The story told by Legacy of Ashes is all the more terrifying when you consider the immortal words of George Santayana: "Those who cannot remember the past, are condemned to repeat it." Again and again, the CIA fails to remember its own past failures; again and again, it recommitts the same mistakes and loses even more money and lives in the process. Perhaps Weiner's greatest accomplishment is how he draws a convincing line between the agency's earliest disasters and its most recent failure in providing the non-existent "evidence" that prompted the invasion of Iraq and convinced the UN to support that invasion. The CIA never did heal itself; it continued to repeat the failures of the past at an almost incalculable cost.
Legacy of Ashes is absolutely worthwhile, but is still an intense and difficult book. Be forewarned as you plan your vacations and spend Saturday afternoons in the hammock: It is not anything close to "summer reading." Do not take it to the beach.
Instead, Legacy of Ashes is the kind of volume that might be best served by the harsh, merciless nights of fall and winter, when you can curl up on the couch and descend into the horror show of death, destruction, and wasted resources that is the history of the CIA. Anyone interested in the past, present, and future of our government and how it operates should find this an essential read — it's just not for the faint of heart, and there's nothing "escapist" about it. Steel yourself, and educate yourself on this nation's darkest secrets.








Article comments
1 - Lou Novacheck
Jeffrey Richelson is considered by most to be the preeminent nongovernmental expert on intelligence matters, particularly as pertains to US intel matters. He's got a pretty different take on this book.
Also, take a look at the CIA's review of the book. Some excerpts:
"Tim Weiner’s Legacy of Ashes is not the definitive history of the Central Intelligence Agency (CIA) that it purports to be. Nor is it the well researched work that many reviewers say it is."

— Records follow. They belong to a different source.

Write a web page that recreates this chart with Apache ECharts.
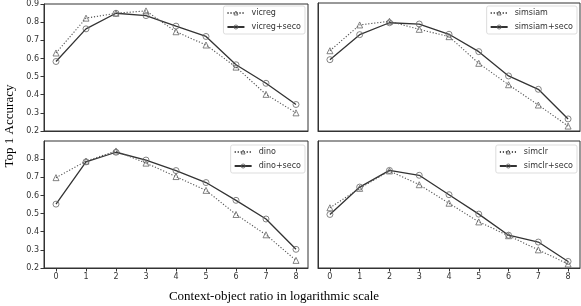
<!DOCTYPE html>
<html><head><meta charset="utf-8">
<script src="https://cdn.jsdelivr.net/npm/echarts@6/dist/echarts.min.js"></script>
<style>html,body{margin:0;padding:0;background:#fff}#c{width:581px;height:306px}</style>
</head><body><div id="c"></div>
<script>
var xValues = [0, 1, 2, 3, 4, 5, 6, 7, 8];
var yTicks = [0.2, 0.3, 0.4, 0.5, 0.6, 0.7, 0.8, 0.9];

var vicreg      = [0.630, 0.822, 0.849, 0.862, 0.747, 0.674, 0.552, 0.402, 0.300];
var vicregSeco  = [0.583, 0.763, 0.849, 0.836, 0.778, 0.721, 0.565, 0.463, 0.346];
var simsiam     = [0.639, 0.780, 0.800, 0.756, 0.716, 0.570, 0.453, 0.342, 0.227];
var simsiamSeco = [0.590, 0.727, 0.792, 0.785, 0.729, 0.634, 0.501, 0.428, 0.266];
var dino        = [0.698, 0.789, 0.845, 0.778, 0.704, 0.628, 0.495, 0.383, 0.242];
var dinoSeco    = [0.552, 0.785, 0.838, 0.795, 0.737, 0.671, 0.573, 0.470, 0.303];
var simclr      = [0.532, 0.639, 0.735, 0.659, 0.557, 0.454, 0.378, 0.300, 0.222];
var simclrSeco  = [0.495, 0.646, 0.738, 0.711, 0.604, 0.497, 0.381, 0.343, 0.236];

var panels = [
  {names: ['vicreg', 'vicreg+seco'], data: [vicreg, vicregSeco], grid: {left: 44, top: 3, width: 264, height: 128}, xl: false, yl: true, legend: {right: 276, top: 6}},
  {names: ['simsiam', 'simsiam+seco'], data: [simsiam, simsiamSeco], grid: {left: 318, top: 3, width: 262, height: 128}, xl: false, yl: false, legend: {right: 4, top: 6}},
  {names: ['dino', 'dino+seco'], data: [dino, dinoSeco], grid: {left: 44, top: 141, width: 264, height: 127}, xl: true, yl: true, hideTop: true, legend: {right: 276, top: 145}},
  {names: ['simclr', 'simclr+seco'], data: [simclr, simclrSeco], grid: {left: 318, top: 141, width: 262, height: 127}, xl: true, yl: false, legend: {right: 4, top: 145}}
];

var tickFont = {fontFamily: 'DejaVu Sans', fontSize: 8, color: '#333'};
var option = {animation: false, backgroundColor: '#fff', grid: [], xAxis: [], yAxis: [], series: [], legend: [], graphic: []};

panels.forEach(function (p, i) {
  option.grid.push(Object.assign({show: true, borderColor: '#333', borderWidth: 1, backgroundColor: 'transparent'}, p.grid));
  option.xAxis.push({
    type: 'value', gridIndex: i, min: -0.4, max: 8.4,
    axisLine: {show: true, onZero: false, lineStyle: {color: '#333'}},
    axisTick: {show: p.xl, customValues: xValues, length: 3.5, lineStyle: {color: '#333'}},
    axisLabel: Object.assign({show: p.xl, customValues: xValues, margin: 5, formatter: function (v) { return String(v); }}, tickFont),
    splitLine: {show: false}
  });
  option.yAxis.push({
    type: 'value', gridIndex: i, min: 0.2, max: 0.9,
    axisLine: {show: true, onZero: false, lineStyle: {color: '#333'}},
    axisTick: {show: p.yl, customValues: p.hideTop ? yTicks.slice(0, 7) : yTicks, length: 3.5, lineStyle: {color: '#333'}},
    axisLabel: Object.assign({show: p.yl, customValues: p.hideTop ? yTicks.slice(0, 7) : yTicks, margin: 5, formatter: function (v) { return v.toFixed(1); }}, tickFont),
    splitLine: {show: false}
  });
  var legendData = [];
  p.names.forEach(function (n, k) {
    var pts = xValues.map(function (x, j) { return [x, p.data[k][j]]; });
    var dotted = k === 0;
    option.series.push({
      type: 'line', name: n, xAxisIndex: i, yAxisIndex: i, data: pts,
      symbol: dotted ? 'triangle' : 'circle',
      symbolSize: 6,
      lineStyle: {color: dotted ? '#555' : '#333', width: dotted ? 1.1 : 1.3, type: dotted ? [1.2, 1.8] : 'solid'},
      itemStyle: {color: 'rgba(255,255,255,0)', borderColor: '#666', borderWidth: 0.8},
      z: dotted ? 3 : 2
    });
    legendData.push({name: n, itemStyle: {color: 'rgba(255,255,255,0)', borderColor: '#555', borderWidth: 0.8}});
  });
  option.legend.push({
    data: legendData, orient: 'vertical', right: p.legend.right, top: p.legend.top,
    itemWidth: 17, itemHeight: 5, itemGap: 6,
    padding: [3, 4, 3, 3], borderColor: '#ddd', borderWidth: 1, borderRadius: 2,
    backgroundColor: 'rgba(255,255,255,0.8)',
    textStyle: {fontFamily: 'DejaVu Sans', fontSize: 8, color: '#333', padding: [0, 0, 0, 2]}
  });
});

option.graphic = [
  {type: 'text', x: 10, y: 126, rotation: Math.PI / 2,
   style: {text: 'Top 1 Accuracy', font: '13px "Liberation Serif"', fill: '#000', textAlign: 'center', textVerticalAlign: 'middle'}},
  {type: 'text', x: 274, y: 297,
   style: {text: 'Context-object ratio in logarithmic scale', font: '13px "Liberation Serif"', fill: '#000', textAlign: 'center', textVerticalAlign: 'middle'}}
];

var chart = echarts.init(document.getElementById('c'), null, {renderer: 'canvas'});
chart.setOption(option);
</script></body></html>
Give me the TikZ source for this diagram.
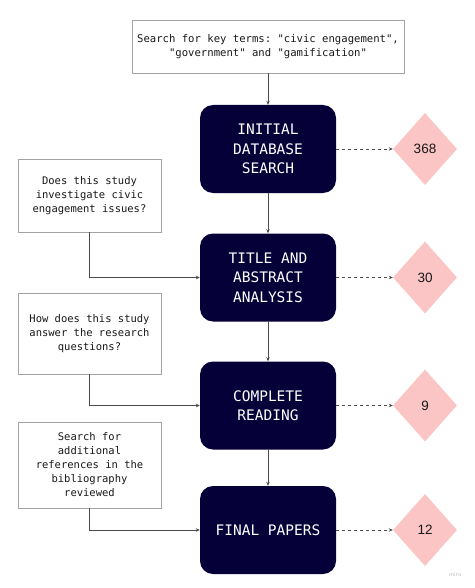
\documentclass[tikz,border=0pt]{standalone}
\usepackage{fontspec}
\setmonofont{DejaVu Sans Mono}
\newfontfamily\numfont{Liberation Sans}
\usetikzlibrary{shapes.geometric}
\usetikzlibrary{arrows.meta}
\definecolor{navy}{HTML}{050038}
\definecolor{rose}{HTML}{FBC5C5}
\definecolor{rim}{HTML}{A3A3A3}
\definecolor{wire}{HTML}{4A4A4A}
\begin{document}
\begin{tikzpicture}[x=1pt,y=-1pt,
        notebox/.style={draw=rim,line width=0.8pt,fill=white,inner sep=0pt,align=center,
            font=\ttfamily\fontsize{10.5}{14}\selectfont,text=black!90},
        stagebox/.style={fill=navy,rounded corners=13pt,minimum width=136pt,minimum height=88pt,
            inner sep=0pt,align=center,text=white,font=\ttfamily\fontsize{14.5}{19.5}\selectfont},
        countbox/.style={diamond,fill=rose,minimum width=64pt,minimum height=72pt,inner sep=0pt,
            font=\numfont\fontsize{13.5}{16}\selectfont,text=black!90},
        link/.style={draw=wire,line width=0.8pt,-{Stealth[length=4pt,width=3.5pt]}}]
                \useasboundingbox[fill=white] (0,0) rectangle (474,588);

                \node[notebox,minimum width=272pt,minimum height=53pt,
                    font=\ttfamily\fontsize{10.6}{14}\selectfont] (K) at (268,46.5)
                    {Search for key terms: "civic engagement",\\"government" and "gamification"};

                \foreach \a/\y/\t/\c in{1/149/{INITIAL\\DATABASE\\SEARCH}/368,
                                        2/277.5/{TITLE AND\\ABSTRACT\\ANALYSIS}/30,
                                        3/405.5/{COMPLETE\\READING}/9,
                                        4/530/{FINAL PAPERS}/12}
                {
                    \node[stagebox] (S\a) at (268,\y) {\t};
                    \node[countbox] (N\a) at (425,\y) {\c};

                    \draw[link,dash pattern=on 3pt off 3pt] (S\a) -- (N\a);
                }

                \node[notebox,minimum width=143pt,minimum height=73pt] (Q1) at (89.5,195.5)
                    {Does this study\\investigate civic\\engagement issues?};
                \node[notebox,minimum width=143pt,minimum height=81pt] (Q2) at (89.5,333.5)
                    {How does this study\\answer the research\\questions?};
                \node[notebox,minimum width=143pt,minimum height=86pt] (Q3) at (89.5,465)
                    {Search for\\additional\\references in the\\bibliography\\reviewed};

                \draw[link] (K) -- (S1);
                \draw[link] (S1) -- (S2);
                \draw[link] (S2) -- (S3);
                \draw[link] (S3) -- (S4);

                \draw[link] (Q1) |- (S2);
                \draw[link] (Q2) |- (S3);
                \draw[link] (Q3) |- (S4);

                \node[text=black!25,font=\sffamily\fontsize{6}{7}\selectfont] (M) at (455,575) {miro};
            \end{tikzpicture}
\end{document}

"Starting with a title that is based on a gross distortion of events, the book is a 600-page op-ed piece masquerading as serious history; it is the advocacy of a particularly dark point of view under the guise of scholarship. Weiner has allowed his agenda to drive his research and writing, which is, of course, exactly backwards."
"Weiner is not honest about context, he is dismissive of motivations, his expectations for intelligence are almost cartoonish, and his book too often is factually unreliable. What could have been a serious historical critique illuminating the lessons of the past is undermined by dubious assertions, sweeping judgments based on too few examples, selective or outright misuse of citations, a drama-driven narrative, and a tendentious and nearly exclusive focus on failure that overlooks, downplays, or explains away significant successes."
2 - bliffle
CIA was pretty good when it was eyes and ears only, but when they started giving CIA missions it perverted their eyes/ears capablities. Execution should be separated from intell.
3 - John Wellington
Let me be the judge. I will accept a free copy of the book.